Philip CrossReturning to a census every 10 years would free up respondents' time and save taxpayers millions of dollars, writes Philip Cross.

By Philip Cross, August 7, 2019

Do we really need a census every five years?

A recurring news story this year is President Donald Trump’s attempt to add a question about citizenship to the 2020 US census. Most news reports have noted the US has a census every 10 years, as its constitution mandates. But Canadian commentators have not raised the obvious question of why we go to the expense and trouble of conducting a full census every five years. Our more frequent census is emblematic of our penchant for costly government interventions and also shows how easily a transitory government program becomes a permanent fixture without any close scrutiny of its benefits.

Before 1986, Statistics Canada conducted a full census every decade, as in the US. Long-form questions supplementing a population count every five years were mandated by the Constitution for some western provinces since 1906 and were extended to the whole country in 1956 (the first example of mission creep in the census). However, after the severe 1981-1982 recession, the Liberal government was persuaded that a special long census was needed to identify and measure supposed structural changes resulting from the recession. It was scheduled for 1986. Though the US economic downturn was just as severe as Canada’s, nobody there thought a census was needed to understand its consequences.

After the landslide victory of Brian Mulroney’s Progressive Conservatives in 1984, the new government shocked Statcan by accepting a proposal to cut the 1986 census. After frantic lobbying by the same academic and government groups that surfaced to defend the 2011 census (with the notable exception of the business community, which increasingly uses its own data in place of the census), the 1986 census was reinstated with the important proviso that Statcan pay for it out of its existing budget. This was accomplished with a creative mixture of program cuts, user fees and funding from other departments, a useful lesson on how government departments benefit from being prodded to regularly rethink their fundamental goals and methods. This prod, however, is usually external — the bureaucratic reflex is to remain with the routine and the habitual.

The 1986 census ultimately proceeded as planned. But its proponents have never demonstrated how it provided insights into the recession’s impact that were not available from existing data sources. The 1981-1982 recession was certainly a watershed, especially for economic policy, which shifted to high interest rates to subdue persistently high inflation. The desire for a free trade deal with the US was stoked by the vulnerability of our manufacturing exports during the recession, while, more broadly, the global recession spurred the retrenchment of government intervention in the economy and the privatization of government assets spearheaded by Margaret Thatcher and Ronald Reagan. But none of these seismic economic changes originated in findings from the census.

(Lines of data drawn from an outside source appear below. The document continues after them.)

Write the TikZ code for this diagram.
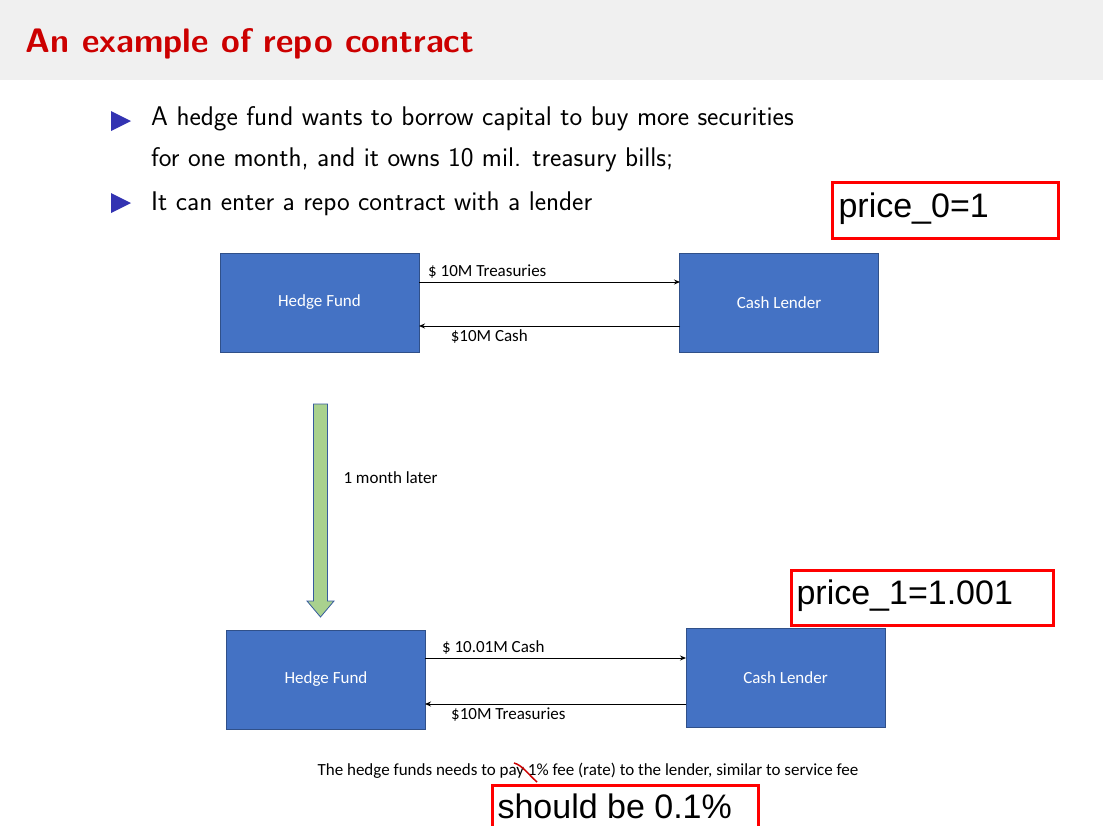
\documentclass[tikz,border=0pt]{standalone}
\usepackage{fontspec}
\newfontfamily\calfont{Carlito}
\newfontfamily\arifont{Liberation Sans}
\usetikzlibrary{arrows.meta}
\definecolor{boxblue}{HTML}{4472C4}
\definecolor{titlered}{RGB}{204,0,0}
\definecolor{bulletblue}{RGB}{51,51,178}
\definecolor{arrowgreen}{RGB}{169,209,142}
\begin{document}
\begin{tikzpicture}[x=1pt,y=-1pt,
  party/.style={draw=boxblue!70!black,fill=boxblue,text=white,minimum width=199pt,minimum height=99pt,font=\calfont\fontsize{17}{20}\selectfont},
  flow/.style={-{Stealth[length=6pt,width=5pt]},line width=0.9pt},
  lab/.style={font=\calfont\fontsize{17}{20}\selectfont},
  redbox/.style={draw=red,line width=2.5pt,inner sep=0pt,anchor=north west},
  redtext/.style={font=\arifont\fontsize{34}{36}\selectfont,anchor=west}]
\useasboundingbox (0,0) rectangle (1103,825);
\fill[gray!12] (0,0) rectangle (1103,80);
\node[anchor=west,text=titlered,font=\sffamily\bfseries\fontsize{34}{40}\selectfont] (title) at (22,44) {An example of repo contract};
\fill[bulletblue] (111,111) -- (131,121) -- (111,131) -- cycle;
\fill[bulletblue] (111,193) -- (131,203) -- (111,213) -- cycle;
\begin{scope}[font=\sffamily\fontsize{27}{41}\selectfont]
\node[anchor=north west,align=left,inner sep=0pt] (t1) at (151,106) {A hedge fund wants to borrow capital to buy more securities\\for one month, and it owns 10 mil. treasury bills;};
\node[anchor=west,inner sep=0pt] (t2) at (151,204) {It can enter a repo contract with a lender};
\end{scope}
\node[redbox,minimum width=226pt,minimum height=56pt] (p0) at (831,181) {};
\node[redtext] (p0t) at (835,209) {price\_0=1};
\node[party] (hf1) at (319.5,302.5) {Hedge Fund};
\node[party] (cl1) at (779,302.5) {Cash Lender};
\coordinate (a1s) at (419,282); \coordinate (a1e) at (680,282);
\coordinate (a2s) at (680,326); \coordinate (a2e) at (419,326);
\draw[flow] (a1s) -- (a1e) node[lab,above,pos=0.3,xshift=-10pt] {\$ 10M Treasuries};
\draw[flow] (a2s) -- (a2e) node[lab,below,pos=0.7,xshift=-8pt] {\$10M Cash};
\draw[draw=boxblue!80!black,fill=arrowgreen,line width=0.8pt]
  (313.5,404) -- (327.5,404) -- (327.5,601) -- (334,601) -- (320.5,617) -- (307,601) -- (313.5,601) -- cycle;
\node[lab,anchor=west] (later) at (340,478) {1 month later};
\node[redbox,minimum width=262pt,minimum height=55pt] (p1) at (790,569) {};
\node[redtext] (p1t) at (793,596) {price\_1=1.001};
\node[party] (hf2) at (326,679.5) {Hedge Fund};
\node[party] (cl2) at (785.5,678) {Cash Lender};
\coordinate (b1s) at (425,658); \coordinate (b1e) at (686,658);
\coordinate (b2s) at (686,704); \coordinate (b2e) at (425,704);
\draw[flow] (b1s) -- (b1e) node[lab,above,pos=0.3,xshift=-10pt] {\$ 10.01M Cash};
\draw[flow] (b2s) -- (b2e) node[lab,below,pos=0.65,xshift=-8pt] {\$10M Treasuries};
\node[font=\calfont\fontsize{17}{20}\selectfont] (note) at (588,771) {The hedge funds needs to pay 1\% fee (rate) to the lender, similar to service fee};
\draw[red!80!black,line width=1.5pt] (514,763) .. controls (522,765) and (528,774) .. (537,782);
\node[redbox,minimum width=266pt,minimum height=42pt] (sb) at (491,784) {};
\node[redtext] (sbt) at (494,806) {should be 0.1\%};
\end{tikzpicture}
\end{document}
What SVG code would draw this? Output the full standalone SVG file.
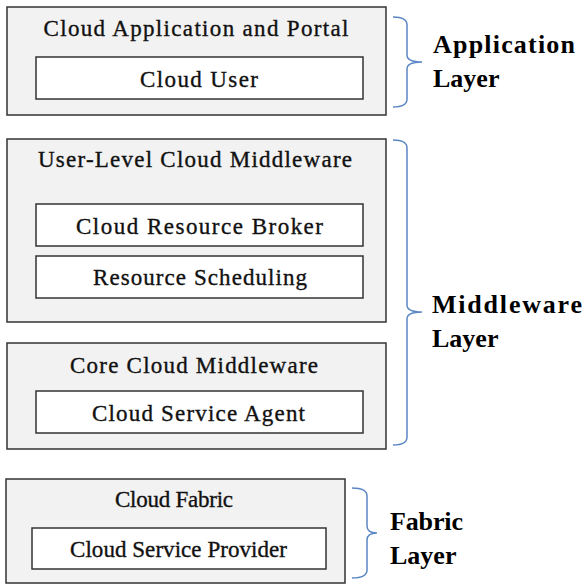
<svg xmlns="http://www.w3.org/2000/svg" width="584" height="585" viewBox="0 0 584 585">
<style>
.outer{fill:#f2f2f2;stroke:#333;stroke-width:1.5}
.inner{fill:#fff;stroke:#333;stroke-width:1.5}
.t{font-size:23px;fill:#111;stroke:#111;stroke-width:0.35;text-anchor:middle}
.lbl{font-size:26px;font-weight:bold;fill:#000}
.brace{fill:none;stroke:#5b87c5;stroke-width:1.5}
</style>
<rect width="584" height="585" fill="#fff"/>
<g font-family="'Liberation Serif', 'DejaVu Serif', 'Noto Serif', Times, serif">
<g id="app-layer">
<rect class="outer" x="7" y="7" width="379" height="108"/>
<text class="t" x="196" y="36" textLength="305" lengthAdjust="spacing">Cloud Application and Portal</text>
<g id="cloud-user">
<rect class="inner" x="36" y="57" width="327" height="42"/>
<text class="t" x="199" y="87" textLength="118" lengthAdjust="spacing">Cloud User</text>
</g>
</g>
<g id="user-level-middleware">
<rect class="outer" x="7" y="139" width="379" height="183"/>
<text class="t" x="195" y="167" textLength="314" lengthAdjust="spacing">User-Level Cloud Middleware</text>
<g id="resource-broker">
<rect class="inner" x="36" y="204" width="327" height="42"/>
<text class="t" x="199.5" y="234" textLength="247" lengthAdjust="spacing">Cloud Resource Broker</text>
</g>
<g id="resource-scheduling">
<rect class="inner" x="36" y="256" width="327" height="42"/>
<text class="t" x="200" y="285" textLength="214" lengthAdjust="spacing">Resource Scheduling</text>
</g>
</g>
<g id="core-middleware">
<rect class="outer" x="7" y="343" width="379" height="106"/>
<text class="t" x="194" y="373" textLength="248" lengthAdjust="spacing">Core Cloud Middleware</text>
<g id="service-agent">
<rect class="inner" x="36" y="391" width="327" height="42"/>
<text class="t" x="198.5" y="421" textLength="213" lengthAdjust="spacing">Cloud Service Agent</text>
</g>
</g>
<g id="fabric">
<rect class="outer" x="6" y="479" width="339" height="104"/>
<text class="t" x="174" y="507" textLength="118" lengthAdjust="spacing">Cloud Fabric</text>
<g id="service-provider">
<rect class="inner" x="32" y="528" width="294" height="41"/>
<text class="t" x="178.5" y="557" textLength="217" lengthAdjust="spacing">Cloud Service Provider</text>
</g>
</g>
<g id="connectors">
<path class="brace" d="M393,17 Q407,17 407,25 L407,55 Q407,62 422,62 Q407,62 407,69 L407,99 Q407,107 393,107"/>
<path class="brace" d="M393,140 Q407,140 407,148 L407,305 Q407,312 422,312 Q407,312 407,319 L407,437 Q407,445 393,445"/>
<path class="brace" d="M352,488 Q367,488 367,496 L367,526 Q367,533 377,533 Q367,533 367,540 L367,570 Q367,578 352,578"/>
</g>
<g id="labels">
<text class="lbl" x="433" y="53" textLength="142" lengthAdjust="spacing">Application</text>
<text class="lbl" x="433" y="87">Layer</text>
<text class="lbl" x="432" y="313" textLength="150" lengthAdjust="spacing">Middleware</text>
<text class="lbl" x="432" y="347">Layer</text>
<text class="lbl" x="390" y="530" textLength="73" lengthAdjust="spacing">Fabric</text>
<text class="lbl" x="390" y="564">Layer</text>
</g>
</g>
</svg>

About the only lasting legacy of the 1986 census has been more frequent censuses. Since that year full censuses have been conducted every five years, not every 10 years as in many other countries. This represents a major commitment of resources: about $700 million per census. As Statcan likes to boast, the census is the largest non-military operation a Canadian government conducts. Planning it requires a minimum of seven years, so work on the next one begins before the current one is complete. This means senior management at Statcan is constantly preoccupied with census matters. Careers literally are built on the never-ending work the census generates, which of course is one reason Statcan is its strongest advocate.

No one ever asked whether the 1986 census was worth the expense, just as no one questions how Canada benefits from permanent quinquennial rather than decennial censuses. The true total cost is not just the government resources it absorbs that could be spent elsewhere or returned to taxpayers. It also includes the never-measured response burden on Canadians, especially on the one in four unlucky enough to receive the long form, which now requires nearly 100 responses. The shift to a full census every five years is a textbook example of how government programs perpetuate themselves without anyone considering whether the original rationale still applies or, for that matter, ever was valid.

In retrospect, the whole controversy around the replacement of the long-form portion of the 2011 census with the voluntary National Household Survey was a missed opportunity to ask whether a decennial census isn’t enough to meet the information needs of government planners and academics. Even if the 2011 survey results weren’t useful the information gap between the 2006 and 2016 censuses isn’t large. The burden should be on census advocates to show how policymaking was hampered by not having a census in 2011 and why Canada shouldn’t return to a census every 10 years, thus freeing up respondents’ time and saving taxpayers millions of dollars.

Philip Cross is the former chief economic analyst at Statistics Canada and Munk senior fellow at the Macdonald-Laurier Institute.